• [Short problem]:
Word for word, transcribe the lines below and drop the pictures.

↓

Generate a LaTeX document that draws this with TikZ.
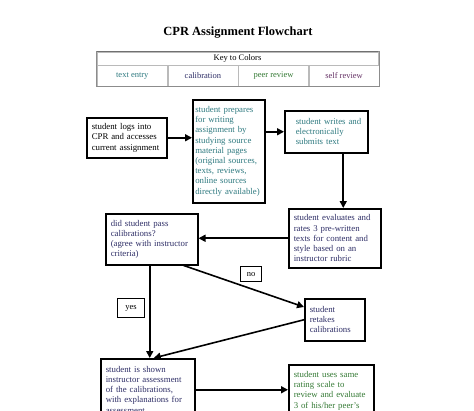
\documentclass[tikz,border=0pt]{standalone}
\usepackage{fontspec}
\setmainfont{Liberation Serif}
\usetikzlibrary{arrows.meta,calc,positioning}
\definecolor{EntryTeal}{HTML}{2F7A80}
\definecolor{CalibNavy}{HTML}{2E2E66}
\definecolor{PeerGreen}{HTML}{357A35}
\definecolor{SelfPurple}{HTML}{663366}
\definecolor{KeyGray}{HTML}{8C8C8C}

\begin{document}
\begin{tikzpicture}[x=1pt,y=-1pt,
    stepbox/.style={draw,line width=1.5pt,align=left,anchor=north west,
      inner xsep=5pt,inner ysep=3pt,
      font=\fontsize{8.8}{10.2}\selectfont},
    answer/.style={draw,line width=1.1pt,anchor=north west,inner sep=0pt,
      font=\fontsize{8.5}{10}\selectfont},
    keycell/.style={draw=KeyGray!60,line width=0.6pt,minimum height=21pt,
      minimum width=70pt,inner sep=0pt,font=\fontsize{8.5}{10}\selectfont},
    flow/.style={-{Triangle[length=7pt,width=7pt]},line width=1.6pt}
  ]
    \useasboundingbox (0,0) rectangle (474,410);
    \clip (0,0) rectangle (474,410);

    \node[font=\bfseries\fontsize{12.5}{15}\selectfont] (title) at (238,33)
      {CPR Assignment Flowchart};

    % key to colors
    \node[keycell,minimum width=281pt,minimum height=13pt] (keyhead) at (237.5,58.5)
      {Key to Colors};
    \node[keycell,anchor=north west,text=EntryTeal] (keytext) at (97,65) {text entry};
    \node[keycell,right=0pt of keytext,text=CalibNavy] (keycalib) {calibration};
    \node[keycell,right=0pt of keycalib,text=PeerGreen] (keypeer) {peer review};
    \node[keycell,right=0pt of keypeer,text=SelfPurple] (keyself) {self review};
    \draw[KeyGray,line width=0.9pt] (keyhead.north west) rectangle (keyself.south east);
    \draw[KeyGray!80!black,line width=1.4pt] (keyhead.north west) -- (keyhead.north east);

    % flowchart boxes
    \node[stepbox,text width=70pt,minimum height=40pt] (login) at (86,117)
      {student logs into\\CPR and accesses\\current assignment};
    \node[stepbox,text width=67pt,inner xsep=2.5pt,minimum height=103pt,text=EntryTeal] (prepare) at (192,99)
      {student prepares\\for writing\\assignment by\\studying source\\material pages\\(original sources,\\texts, reviews,\\online sources\\directly available)};
    \node[stepbox,text width=73pt,minimum height=42pt,text=EntryTeal,inner xsep=5pt] (submit) at (284,110)
      {\hspace*{6pt}student writes and\\\hspace*{6pt}electronically\\\hspace*{6pt}submits text};
    \node[stepbox,text width=82pt,minimum height=59pt,text=CalibNavy] (evaluate) at (288,208)
      {student evaluates and\\rates 3 pre-written\\texts for content and\\style based on an\\instructor rubric};
    \node[stepbox,text width=82pt,minimum height=51pt,text=CalibNavy] (pass) at (105,213)
      {did student pass\\calibrations?\\(agree with instructor\\criteria)};
    \node[stepbox,text width=50pt,minimum height=42pt,text=CalibNavy] (retake) at (304,298)
      {student\\retakes\\calibrations};
    \node[stepbox,text width=84pt,minimum height=62pt,text=CalibNavy] (shown) at (100,358)
      {student is shown\\instructor assessment\\of the calibrations,\\with explanations for\\assessment};
    \node[stepbox,text width=75pt,minimum height=52pt,text=PeerGreen] (peer) at (288,364)
      {student uses same\\rating scale to\\review and evaluate\\3 of his/her peer's};

    \node[answer,minimum width=21pt,minimum height=15pt] (no) at (240,266) {no};
    \node[answer,minimum width=27pt,minimum height=19pt] (yes) at (117,298) {yes};

    % connectors
    \draw[flow] (login.east) -- (login.east -| prepare.west);
    \draw[flow] (prepare.east |- submit.west) -- (submit.west);
    \draw[flow] ([xshift=17pt]submit.south) -- ([xshift=17pt]submit.south |- evaluate.north);
    \draw[flow] (evaluate.west) -- (evaluate.west -| pass.east);
    \draw[flow] ([xshift=32pt]pass.south) -- ([yshift=-9pt]retake.north west);
    \draw[flow] ([xshift=-2pt]pass.south) -- ([xshift=-2pt]pass.south |- shown.north);
    \draw[flow] (retake.west) -- ([xshift=6pt]shown.north);
    \draw[flow] (shown.east) -- (shown.east -| peer.west);
\end{tikzpicture}
\end{document}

↑

• [Written solution]:
Generate a LaTeX document that draws this with TikZ.
\documentclass[tikz,border=0pt]{standalone}
\usepackage{fontspec}
\setmainfont{Liberation Serif}
\usetikzlibrary{arrows.meta,calc,positioning}
\definecolor{EntryTeal}{HTML}{2F7A80}
\definecolor{CalibNavy}{HTML}{2E2E66}
\definecolor{PeerGreen}{HTML}{357A35}
\definecolor{SelfPurple}{HTML}{663366}
\definecolor{KeyGray}{HTML}{8C8C8C}

\begin{document}
\begin{tikzpicture}[x=1pt,y=-1pt,
    stepbox/.style={draw,line width=1.5pt,align=left,anchor=north west,
      inner xsep=5pt,inner ysep=3pt,
      font=\fontsize{8.8}{10.2}\selectfont},
    answer/.style={draw,line width=1.1pt,anchor=north west,inner sep=0pt,
      font=\fontsize{8.5}{10}\selectfont},
    keycell/.style={draw=KeyGray!60,line width=0.6pt,minimum height=21pt,
      minimum width=70pt,inner sep=0pt,font=\fontsize{8.5}{10}\selectfont},
    flow/.style={-{Triangle[length=7pt,width=7pt]},line width=1.6pt}
  ]
    \useasboundingbox (0,0) rectangle (474,410);
    \clip (0,0) rectangle (474,410);

    \node[font=\bfseries\fontsize{12.5}{15}\selectfont] (title) at (238,33)
      {CPR Assignment Flowchart};

    % key to colors
    \node[keycell,minimum width=281pt,minimum height=13pt] (keyhead) at (237.5,58.5)
      {Key to Colors};
    \node[keycell,anchor=north west,text=EntryTeal] (keytext) at (97,65) {text entry};
    \node[keycell,right=0pt of keytext,text=CalibNavy] (keycalib) {calibration};
    \node[keycell,right=0pt of keycalib,text=PeerGreen] (keypeer) {peer review};
    \node[keycell,right=0pt of keypeer,text=SelfPurple] (keyself) {self review};
    \draw[KeyGray,line width=0.9pt] (keyhead.north west) rectangle (keyself.south east);
    \draw[KeyGray!80!black,line width=1.4pt] (keyhead.north west) -- (keyhead.north east);

    % flowchart boxes
    \node[stepbox,text width=70pt,minimum height=40pt] (login) at (86,117)
      {student logs into\\CPR and accesses\\current assignment};
    \node[stepbox,text width=67pt,inner xsep=2.5pt,minimum height=103pt,text=EntryTeal] (prepare) at (192,99)
      {student prepares\\for writing\\assignment by\\studying source\\material pages\\(original sources,\\texts, reviews,\\online sources\\directly available)};
    \node[stepbox,text width=73pt,minimum height=42pt,text=EntryTeal,inner xsep=5pt] (submit) at (284,110)
      {\hspace*{6pt}student writes and\\\hspace*{6pt}electronically\\\hspace*{6pt}submits text};
    \node[stepbox,text width=82pt,minimum height=59pt,text=CalibNavy] (evaluate) at (288,208)
      {student evaluates and\\rates 3 pre-written\\texts for content and\\style based on an\\instructor rubric};
    \node[stepbox,text width=82pt,minimum height=51pt,text=CalibNavy] (pass) at (105,213)
      {did student pass\\calibrations?\\(agree with instructor\\criteria)};
    \node[stepbox,text width=50pt,minimum height=42pt,text=CalibNavy] (retake) at (304,298)
      {student\\retakes\\calibrations};
    \node[stepbox,text width=84pt,minimum height=62pt,text=CalibNavy] (shown) at (100,358)
      {student is shown\\instructor assessment\\of the calibrations,\\with explanations for\\assessment};
    \node[stepbox,text width=75pt,minimum height=52pt,text=PeerGreen] (peer) at (288,364)
      {student uses same\\rating scale to\\review and evaluate\\3 of his/her peer's};

    \node[answer,minimum width=21pt,minimum height=15pt] (no) at (240,266) {no};
    \node[answer,minimum width=27pt,minimum height=19pt] (yes) at (117,298) {yes};

    % connectors
    \draw[flow] (login.east) -- (login.east -| prepare.west);
    \draw[flow] (prepare.east |- submit.west) -- (submit.west);
    \draw[flow] ([xshift=17pt]submit.south) -- ([xshift=17pt]submit.south |- evaluate.north);
    \draw[flow] (evaluate.west) -- (evaluate.west -| pass.east);
    \draw[flow] ([xshift=32pt]pass.south) -- ([yshift=-9pt]retake.north west);
    \draw[flow] ([xshift=-2pt]pass.south) -- ([xshift=-2pt]pass.south |- shown.north);
    \draw[flow] (retake.west) -- ([xshift=6pt]shown.north);
    \draw[flow] (shown.east) -- (shown.east -| peer.west);
\end{tikzpicture}
\end{document}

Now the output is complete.